:: DATASET RECORDS ::
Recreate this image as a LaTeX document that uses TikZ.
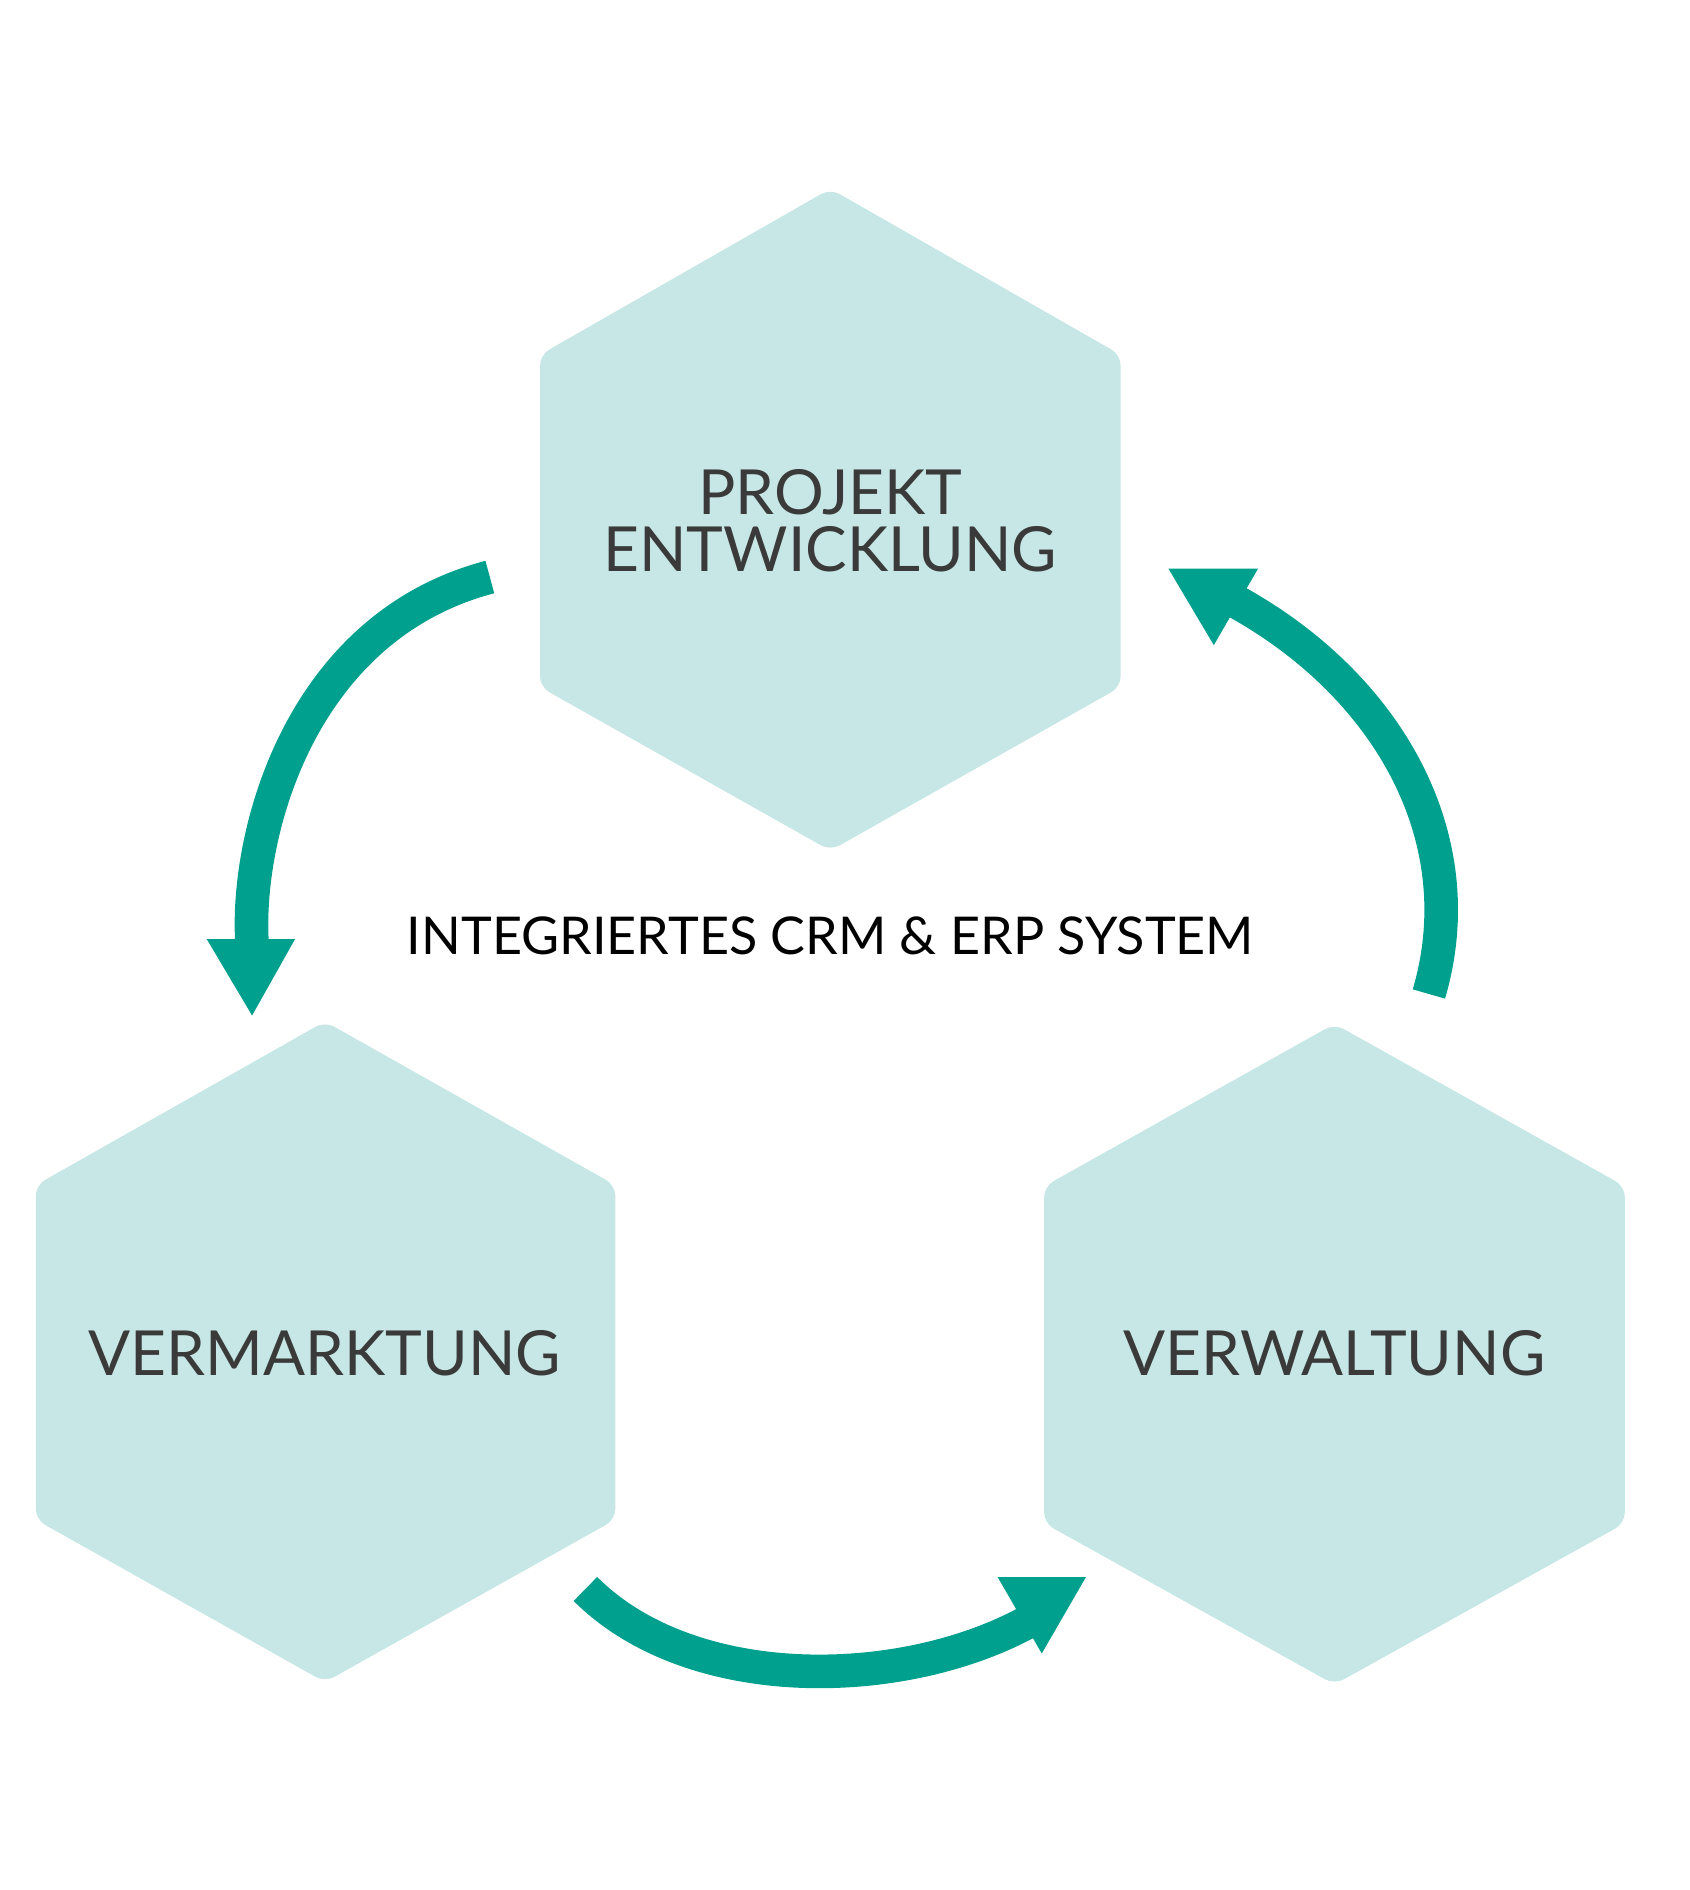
\documentclass[tikz,border=0pt]{standalone}
\usepackage{fontspec}
\setmainfont{Lato}
\begin{document}
\begin{tikzpicture}[x=0.01cm,y=-0.01cm,
  hex/.style={fill=hexfill,rounded corners=2.5pt},
  lbl/.style={text=txt,font=\fontsize{14.8}{13.7}\selectfont,align=center},
  arr/.style={draw=teal1,line width=8pt},
  head/.style={fill=teal1}]
\definecolor{hexfill}{HTML}{C6E7E5}
\definecolor{teal1}{HTML}{00A08E}
\definecolor{txt}{HTML}{3A3A3A}
\useasboundingbox (0,0) rectangle (1414,1582);
\fill[hex] (695,158)--(938,297)--(938,575)--(695,712)--(452,575)--(452,297)--cycle;
\fill[hex] (272,855)--(515,992)--(515,1272)--(272,1408)--(30,1272)--(30,992)--cycle;
\fill[hex] (1117,857)--(1360,993)--(1360,1275)--(1117,1410)--(874,1275)--(874,993)--cycle;
\node[lbl] (pe) at (695,436) {PROJEKT\\ENTWICKLUNG};
\node[lbl] (vm) at (272,1133) {VERMARKTUNG};
\node[lbl] (vw) at (1117,1133) {VERWALTUNG};
\node[text=black,font=\fontsize{12.4}{14}\selectfont] (c) at (695,783) {INTEGRIERTES CRM \& ERP SYSTEM};
\draw[arr] (410,483) .. controls (250,525) and (205,700) .. (211,790);
\fill[head] (173,786)--(247,786)--(211,850)--cycle;
\draw[arr] (1196,832) .. controls (1235,700) and (1160,570) .. (1028,500);
\fill[head] (978,476)--(1053,476)--(1016,540)--cycle;
\draw[arr] (490,1330) .. controls (580,1420) and (760,1415) .. (865,1355);
\fill[head] (835,1320)--(909,1320)--(872,1384)--cycle;
\end{tikzpicture}
\end{document}
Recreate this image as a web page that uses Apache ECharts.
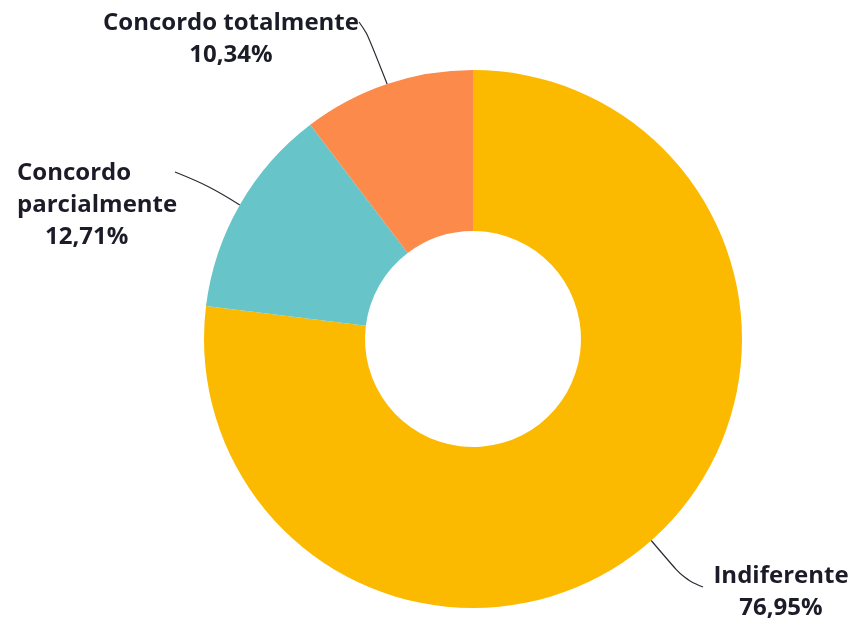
<!DOCTYPE html>
<html>
<head>
<meta charset="utf-8">
<script src="https://cdn.jsdelivr.net/npm/echarts@6/dist/echarts.min.js"></script>
<style>
  html, body { margin: 0; padding: 0; background: #ffffff; }
  #chart { width: 850px; height: 627px; }
</style>
</head>
<body>
<div id="chart"></div>
<script>
// Response shares, clockwise from 12 o'clock
const categories = ['Indiferente', 'Concordo parcialmente', 'Concordo totalmente'];
const labelNames = ['Indiferente', 'Concordo\nparcialmente', 'Concordo totalmente'];
const values = [76.95, 12.71, 10.34];
const colors = ['#FBBA00', '#67C4C8', '#FC8A4B'];

// Label block anchor (x, y) and horizontal alignment
const labelSpots = [[781, 592, 'center'], [17, 205, 'left'], [231, 39, 'center']];
// Indent of the percentage line under left-aligned labels
const valueIndent = [0, 28, 0];
// Bend and end points of each leader line (the start comes from the slice)
const leaderTails = [
  [[684, 579], [703, 587]],
  [[210, 186], [175, 172]],
  [[367, 33], [359, 22]]
];

const textBase = {
  fontFamily: 'Open Sans',
  fontWeight: 'bold',
  fontSize: 24,
  lineHeight: 32,
  color: '#1c1c29'
};

const chart = echarts.init(document.getElementById('chart'), null, { renderer: 'canvas' });

chart.setOption({
  backgroundColor: '#ffffff',
  animation: false,
  series: [{
    type: 'pie',
    center: [473, 339],
    radius: [108, 269],
    startAngle: 90,
    clockwise: true,
    avoidLabelOverlap: false,
    itemStyle: { borderWidth: 0 },
    data: categories.map((c, i) => ({
      name: c,
      value: values[i],
      itemStyle: { color: colors[i] },
      label: { align: labelSpots[i][2] }
    })),
    label: Object.assign({
      show: true,
      formatter: p => '{n|' + labelNames[p.dataIndex].replace('\n', '}\n{n|') + '}\n{v' + p.dataIndex + '|' +
        p.value.toFixed(2).replace('.', ',') + '%}',
      rich: {
        n: Object.assign({}, textBase),
        v0: Object.assign({ padding: [0, 0, 0, valueIndent[0]] }, textBase),
        v1: Object.assign({ padding: [0, 0, 0, valueIndent[1]] }, textBase),
        v2: Object.assign({ padding: [0, 0, 0, valueIndent[2]] }, textBase)
      }
    }, textBase),
    labelLine: {
      show: true,
      smooth: 0.4,
      lineStyle: { color: '#2a2a33', width: 1.2 }
    },
    labelLayout: p => ({
      x: labelSpots[p.dataIndex][0],
      y: labelSpots[p.dataIndex][1],
      align: labelSpots[p.dataIndex][2],
      verticalAlign: 'middle',
      labelLinePoints: [p.labelLinePoints[0]].concat(leaderTails[p.dataIndex])
    })
  }]
});
</script>
</body>
</html>
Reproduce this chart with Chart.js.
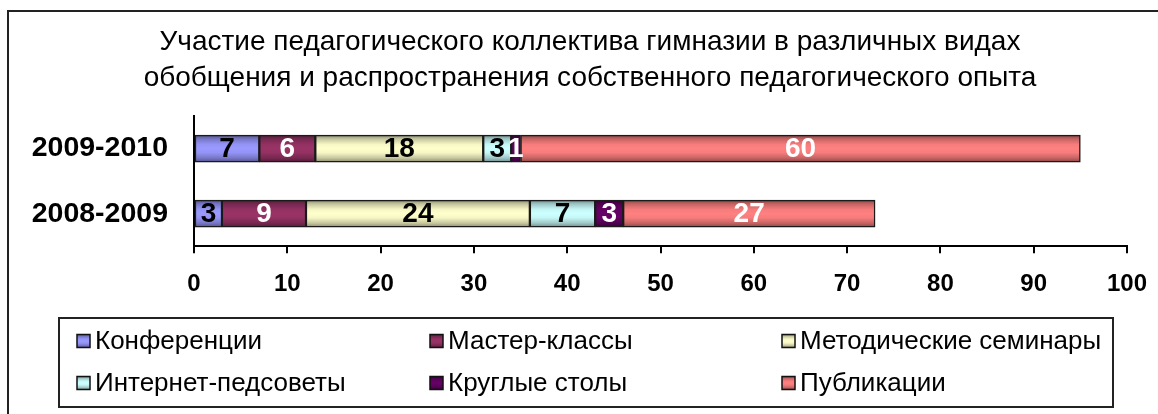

:: PROBLEM REQUIREMENTS ::
Set the pictures aside and transcribe the data above exactly.

:: RESULT ::
Recreate this image as a LaTeX document that uses TikZ.
\documentclass[tikz,border=0pt]{standalone}
\usepackage{fontspec}
\setmainfont{Lato}
\begin{document}
\begin{tikzpicture}[x=0.01cm,y=-0.01cm,
  hex/.style={fill=hexfill,rounded corners=2.5pt},
  lbl/.style={text=txt,font=\fontsize{14.8}{13.7}\selectfont,align=center},
  arr/.style={draw=teal1,line width=8pt},
  head/.style={fill=teal1}]
\definecolor{hexfill}{HTML}{C6E7E5}
\definecolor{teal1}{HTML}{00A08E}
\definecolor{txt}{HTML}{3A3A3A}
\useasboundingbox (0,0) rectangle (1414,1582);
\fill[hex] (695,158)--(938,297)--(938,575)--(695,712)--(452,575)--(452,297)--cycle;
\fill[hex] (272,855)--(515,992)--(515,1272)--(272,1408)--(30,1272)--(30,992)--cycle;
\fill[hex] (1117,857)--(1360,993)--(1360,1275)--(1117,1410)--(874,1275)--(874,993)--cycle;
\node[lbl] (pe) at (695,436) {PROJEKT\\ENTWICKLUNG};
\node[lbl] (vm) at (272,1133) {VERMARKTUNG};
\node[lbl] (vw) at (1117,1133) {VERWALTUNG};
\node[text=black,font=\fontsize{12.4}{14}\selectfont] (c) at (695,783) {INTEGRIERTES CRM \& ERP SYSTEM};
\draw[arr] (410,483) .. controls (250,525) and (205,700) .. (211,790);
\fill[head] (173,786)--(247,786)--(211,850)--cycle;
\draw[arr] (1196,832) .. controls (1235,700) and (1160,570) .. (1028,500);
\fill[head] (978,476)--(1053,476)--(1016,540)--cycle;
\draw[arr] (490,1330) .. controls (580,1420) and (760,1415) .. (865,1355);
\fill[head] (835,1320)--(909,1320)--(872,1384)--cycle;
\end{tikzpicture}
\end{document}
Recreate this image as a web page that uses Apache ECharts.
<!DOCTYPE html>
<html>
<head>
<meta charset="utf-8">
<script src="https://cdn.jsdelivr.net/npm/echarts@6/dist/echarts.min.js"></script>
<style>
  html, body { margin: 0; padding: 0; background: #ffffff; }
  #chart { width: 850px; height: 627px; }
</style>
</head>
<body>
<div id="chart"></div>
<script>
// Response shares, clockwise from 12 o'clock
const categories = ['Indiferente', 'Concordo parcialmente', 'Concordo totalmente'];
const labelNames = ['Indiferente', 'Concordo\nparcialmente', 'Concordo totalmente'];
const values = [76.95, 12.71, 10.34];
const colors = ['#FBBA00', '#67C4C8', '#FC8A4B'];

// Label block anchor (x, y) and horizontal alignment
const labelSpots = [[781, 592, 'center'], [17, 205, 'left'], [231, 39, 'center']];
// Indent of the percentage line under left-aligned labels
const valueIndent = [0, 28, 0];
// Bend and end points of each leader line (the start comes from the slice)
const leaderTails = [
  [[684, 579], [703, 587]],
  [[210, 186], [175, 172]],
  [[367, 33], [359, 22]]
];

const textBase = {
  fontFamily: 'Open Sans',
  fontWeight: 'bold',
  fontSize: 24,
  lineHeight: 32,
  color: '#1c1c29'
};

const chart = echarts.init(document.getElementById('chart'), null, { renderer: 'canvas' });

chart.setOption({
  backgroundColor: '#ffffff',
  animation: false,
  series: [{
    type: 'pie',
    center: [473, 339],
    radius: [108, 269],
    startAngle: 90,
    clockwise: true,
    avoidLabelOverlap: false,
    itemStyle: { borderWidth: 0 },
    data: categories.map((c, i) => ({
      name: c,
      value: values[i],
      itemStyle: { color: colors[i] },
      label: { align: labelSpots[i][2] }
    })),
    label: Object.assign({
      show: true,
      formatter: p => '{n|' + labelNames[p.dataIndex].replace('\n', '}\n{n|') + '}\n{v' + p.dataIndex + '|' +
        p.value.toFixed(2).replace('.', ',') + '%}',
      rich: {
        n: Object.assign({}, textBase),
        v0: Object.assign({ padding: [0, 0, 0, valueIndent[0]] }, textBase),
        v1: Object.assign({ padding: [0, 0, 0, valueIndent[1]] }, textBase),
        v2: Object.assign({ padding: [0, 0, 0, valueIndent[2]] }, textBase)
      }
    }, textBase),
    labelLine: {
      show: true,
      smooth: 0.4,
      lineStyle: { color: '#2a2a33', width: 1.2 }
    },
    labelLayout: p => ({
      x: labelSpots[p.dataIndex][0],
      y: labelSpots[p.dataIndex][1],
      align: labelSpots[p.dataIndex][2],
      verticalAlign: 'middle',
      labelLinePoints: [p.labelLinePoints[0]].concat(leaderTails[p.dataIndex])
    })
  }]
});
</script>
</body>
</html>
Reproduce this chart with Chart.js.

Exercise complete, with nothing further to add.